** Start Information supplied **

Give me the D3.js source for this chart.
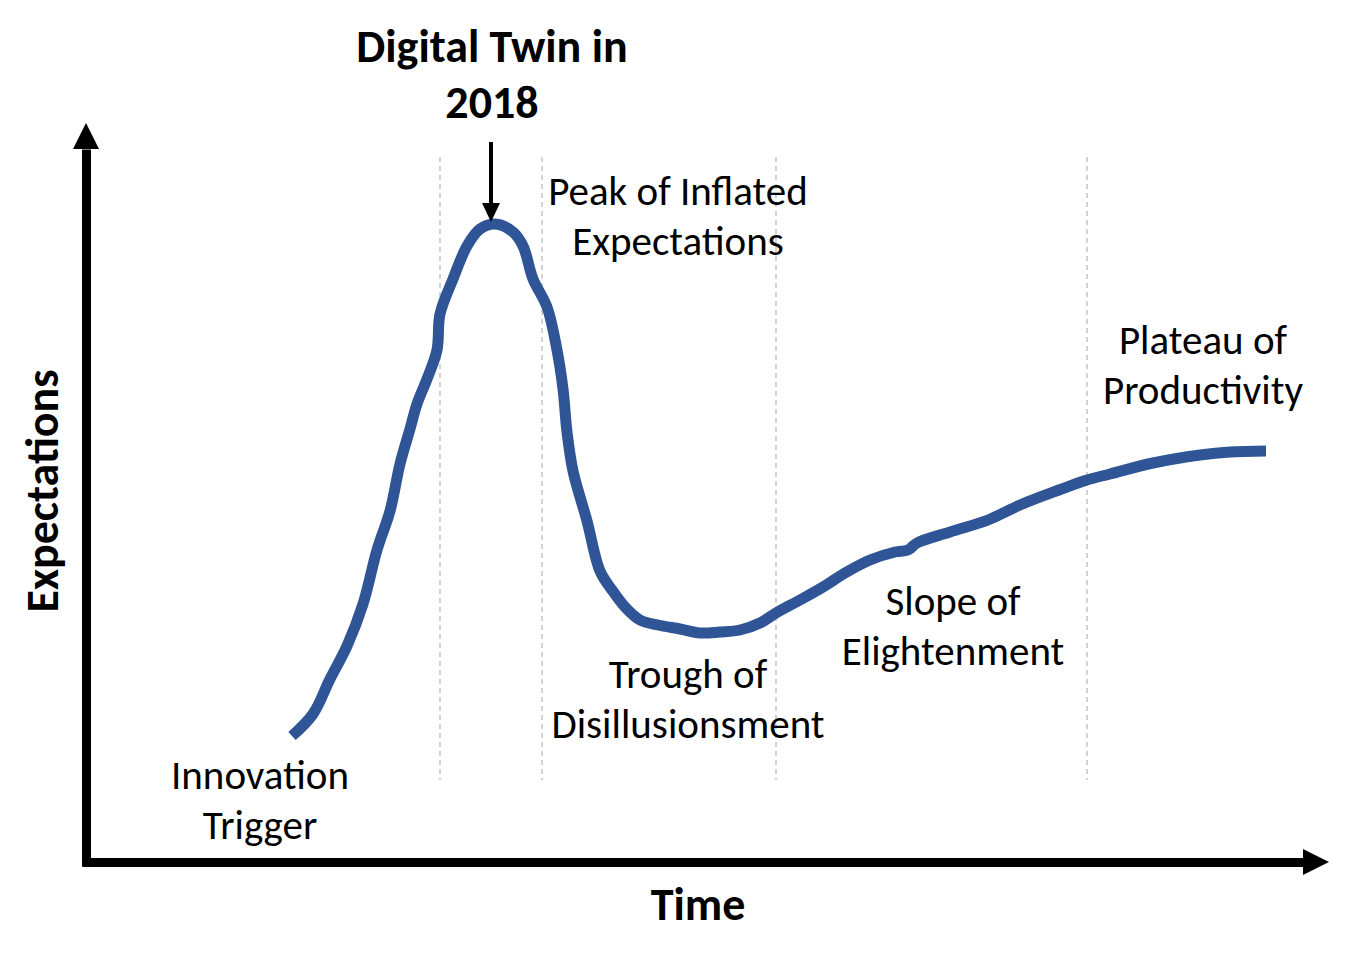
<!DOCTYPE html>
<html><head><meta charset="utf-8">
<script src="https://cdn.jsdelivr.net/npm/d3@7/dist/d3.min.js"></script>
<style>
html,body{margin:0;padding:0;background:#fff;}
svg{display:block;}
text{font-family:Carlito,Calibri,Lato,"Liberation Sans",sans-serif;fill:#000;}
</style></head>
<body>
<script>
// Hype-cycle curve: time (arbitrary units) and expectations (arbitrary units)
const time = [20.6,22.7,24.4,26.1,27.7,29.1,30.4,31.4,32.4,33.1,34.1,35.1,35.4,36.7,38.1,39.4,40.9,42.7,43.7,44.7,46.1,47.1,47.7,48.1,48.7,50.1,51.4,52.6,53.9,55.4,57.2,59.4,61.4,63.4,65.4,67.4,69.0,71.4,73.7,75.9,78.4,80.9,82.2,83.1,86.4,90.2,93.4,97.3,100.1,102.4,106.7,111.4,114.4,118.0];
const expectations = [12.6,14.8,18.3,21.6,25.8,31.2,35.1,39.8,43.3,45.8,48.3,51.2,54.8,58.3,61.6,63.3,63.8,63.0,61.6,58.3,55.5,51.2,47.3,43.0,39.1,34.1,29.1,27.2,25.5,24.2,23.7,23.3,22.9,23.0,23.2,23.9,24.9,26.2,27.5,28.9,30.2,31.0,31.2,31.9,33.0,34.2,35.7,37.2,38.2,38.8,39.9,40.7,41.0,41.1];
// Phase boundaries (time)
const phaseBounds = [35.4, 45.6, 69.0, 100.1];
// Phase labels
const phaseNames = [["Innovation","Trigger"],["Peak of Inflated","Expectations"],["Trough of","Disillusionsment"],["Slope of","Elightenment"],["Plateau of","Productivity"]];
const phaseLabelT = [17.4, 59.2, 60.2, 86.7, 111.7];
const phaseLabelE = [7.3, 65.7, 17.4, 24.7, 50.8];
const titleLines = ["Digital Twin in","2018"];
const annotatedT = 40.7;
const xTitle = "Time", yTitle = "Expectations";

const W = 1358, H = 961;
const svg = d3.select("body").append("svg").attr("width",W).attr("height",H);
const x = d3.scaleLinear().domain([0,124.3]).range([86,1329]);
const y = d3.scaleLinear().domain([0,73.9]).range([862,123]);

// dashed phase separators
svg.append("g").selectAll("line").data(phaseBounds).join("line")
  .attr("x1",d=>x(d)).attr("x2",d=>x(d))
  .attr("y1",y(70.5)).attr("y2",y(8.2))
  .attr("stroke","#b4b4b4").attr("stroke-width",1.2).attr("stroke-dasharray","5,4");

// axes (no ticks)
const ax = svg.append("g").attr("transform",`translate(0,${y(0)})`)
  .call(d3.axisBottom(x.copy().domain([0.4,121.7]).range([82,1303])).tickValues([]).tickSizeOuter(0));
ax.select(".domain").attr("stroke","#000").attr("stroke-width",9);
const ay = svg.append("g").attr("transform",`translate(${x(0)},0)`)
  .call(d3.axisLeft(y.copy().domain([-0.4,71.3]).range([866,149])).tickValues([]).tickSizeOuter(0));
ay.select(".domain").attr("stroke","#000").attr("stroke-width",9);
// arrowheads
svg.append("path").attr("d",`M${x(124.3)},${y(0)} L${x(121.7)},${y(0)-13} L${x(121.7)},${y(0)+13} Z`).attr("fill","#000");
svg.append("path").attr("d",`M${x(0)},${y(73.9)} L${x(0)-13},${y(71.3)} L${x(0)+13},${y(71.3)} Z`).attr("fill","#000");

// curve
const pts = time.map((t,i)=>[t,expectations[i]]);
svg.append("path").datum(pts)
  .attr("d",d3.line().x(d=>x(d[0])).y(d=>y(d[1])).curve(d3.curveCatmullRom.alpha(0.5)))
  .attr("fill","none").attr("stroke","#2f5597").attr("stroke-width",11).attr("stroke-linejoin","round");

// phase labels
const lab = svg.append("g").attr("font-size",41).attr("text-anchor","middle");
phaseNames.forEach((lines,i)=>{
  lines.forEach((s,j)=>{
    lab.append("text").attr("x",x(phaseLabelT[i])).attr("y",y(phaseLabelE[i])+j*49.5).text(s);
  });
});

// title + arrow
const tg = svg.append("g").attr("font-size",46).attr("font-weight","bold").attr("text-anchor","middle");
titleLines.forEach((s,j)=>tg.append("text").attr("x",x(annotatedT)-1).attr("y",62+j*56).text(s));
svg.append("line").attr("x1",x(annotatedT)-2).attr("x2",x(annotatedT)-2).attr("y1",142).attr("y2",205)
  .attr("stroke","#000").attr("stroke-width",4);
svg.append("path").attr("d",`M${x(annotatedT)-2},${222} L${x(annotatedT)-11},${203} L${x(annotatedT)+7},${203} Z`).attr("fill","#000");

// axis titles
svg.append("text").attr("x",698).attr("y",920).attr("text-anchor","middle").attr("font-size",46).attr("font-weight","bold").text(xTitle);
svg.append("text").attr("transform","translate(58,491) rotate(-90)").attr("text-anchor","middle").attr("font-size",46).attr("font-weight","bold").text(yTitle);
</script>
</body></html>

** End Information supplied **

Given instruction: Drop the images and repeat the data exactly.

Solved problem:
Give me the D3.js source for this chart.
<!DOCTYPE html>
<html><head><meta charset="utf-8">
<script src="https://cdn.jsdelivr.net/npm/d3@7/dist/d3.min.js"></script>
<style>
html,body{margin:0;padding:0;background:#fff;}
svg{display:block;}
text{font-family:Carlito,Calibri,Lato,"Liberation Sans",sans-serif;fill:#000;}
</style></head>
<body>
<script>
// Hype-cycle curve: time (arbitrary units) and expectations (arbitrary units)
const time = [20.6,22.7,24.4,26.1,27.7,29.1,30.4,31.4,32.4,33.1,34.1,35.1,35.4,36.7,38.1,39.4,40.9,42.7,43.7,44.7,46.1,47.1,47.7,48.1,48.7,50.1,51.4,52.6,53.9,55.4,57.2,59.4,61.4,63.4,65.4,67.4,69.0,71.4,73.7,75.9,78.4,80.9,82.2,83.1,86.4,90.2,93.4,97.3,100.1,102.4,106.7,111.4,114.4,118.0];
const expectations = [12.6,14.8,18.3,21.6,25.8,31.2,35.1,39.8,43.3,45.8,48.3,51.2,54.8,58.3,61.6,63.3,63.8,63.0,61.6,58.3,55.5,51.2,47.3,43.0,39.1,34.1,29.1,27.2,25.5,24.2,23.7,23.3,22.9,23.0,23.2,23.9,24.9,26.2,27.5,28.9,30.2,31.0,31.2,31.9,33.0,34.2,35.7,37.2,38.2,38.8,39.9,40.7,41.0,41.1];
// Phase boundaries (time)
const phaseBounds = [35.4, 45.6, 69.0, 100.1];
// Phase labels
const phaseNames = [["Innovation","Trigger"],["Peak of Inflated","Expectations"],["Trough of","Disillusionsment"],["Slope of","Elightenment"],["Plateau of","Productivity"]];
const phaseLabelT = [17.4, 59.2, 60.2, 86.7, 111.7];
const phaseLabelE = [7.3, 65.7, 17.4, 24.7, 50.8];
const titleLines = ["Digital Twin in","2018"];
const annotatedT = 40.7;
const xTitle = "Time", yTitle = "Expectations";

const W = 1358, H = 961;
const svg = d3.select("body").append("svg").attr("width",W).attr("height",H);
const x = d3.scaleLinear().domain([0,124.3]).range([86,1329]);
const y = d3.scaleLinear().domain([0,73.9]).range([862,123]);

// dashed phase separators
svg.append("g").selectAll("line").data(phaseBounds).join("line")
  .attr("x1",d=>x(d)).attr("x2",d=>x(d))
  .attr("y1",y(70.5)).attr("y2",y(8.2))
  .attr("stroke","#b4b4b4").attr("stroke-width",1.2).attr("stroke-dasharray","5,4");

// axes (no ticks)
const ax = svg.append("g").attr("transform",`translate(0,${y(0)})`)
  .call(d3.axisBottom(x.copy().domain([0.4,121.7]).range([82,1303])).tickValues([]).tickSizeOuter(0));
ax.select(".domain").attr("stroke","#000").attr("stroke-width",9);
const ay = svg.append("g").attr("transform",`translate(${x(0)},0)`)
  .call(d3.axisLeft(y.copy().domain([-0.4,71.3]).range([866,149])).tickValues([]).tickSizeOuter(0));
ay.select(".domain").attr("stroke","#000").attr("stroke-width",9);
// arrowheads
svg.append("path").attr("d",`M${x(124.3)},${y(0)} L${x(121.7)},${y(0)-13} L${x(121.7)},${y(0)+13} Z`).attr("fill","#000");
svg.append("path").attr("d",`M${x(0)},${y(73.9)} L${x(0)-13},${y(71.3)} L${x(0)+13},${y(71.3)} Z`).attr("fill","#000");

// curve
const pts = time.map((t,i)=>[t,expectations[i]]);
svg.append("path").datum(pts)
  .attr("d",d3.line().x(d=>x(d[0])).y(d=>y(d[1])).curve(d3.curveCatmullRom.alpha(0.5)))
  .attr("fill","none").attr("stroke","#2f5597").attr("stroke-width",11).attr("stroke-linejoin","round");

// phase labels
const lab = svg.append("g").attr("font-size",41).attr("text-anchor","middle");
phaseNames.forEach((lines,i)=>{
  lines.forEach((s,j)=>{
    lab.append("text").attr("x",x(phaseLabelT[i])).attr("y",y(phaseLabelE[i])+j*49.5).text(s);
  });
});

// title + arrow
const tg = svg.append("g").attr("font-size",46).attr("font-weight","bold").attr("text-anchor","middle");
titleLines.forEach((s,j)=>tg.append("text").attr("x",x(annotatedT)-1).attr("y",62+j*56).text(s));
svg.append("line").attr("x1",x(annotatedT)-2).attr("x2",x(annotatedT)-2).attr("y1",142).attr("y2",205)
  .attr("stroke","#000").attr("stroke-width",4);
svg.append("path").attr("d",`M${x(annotatedT)-2},${222} L${x(annotatedT)-11},${203} L${x(annotatedT)+7},${203} Z`).attr("fill","#000");

// axis titles
svg.append("text").attr("x",698).attr("y",920).attr("text-anchor","middle").attr("font-size",46).attr("font-weight","bold").text(xTitle);
svg.append("text").attr("transform","translate(58,491) rotate(-90)").attr("text-anchor","middle").attr("font-size",46).attr("font-weight","bold").text(yTitle);
</script>
</body></html>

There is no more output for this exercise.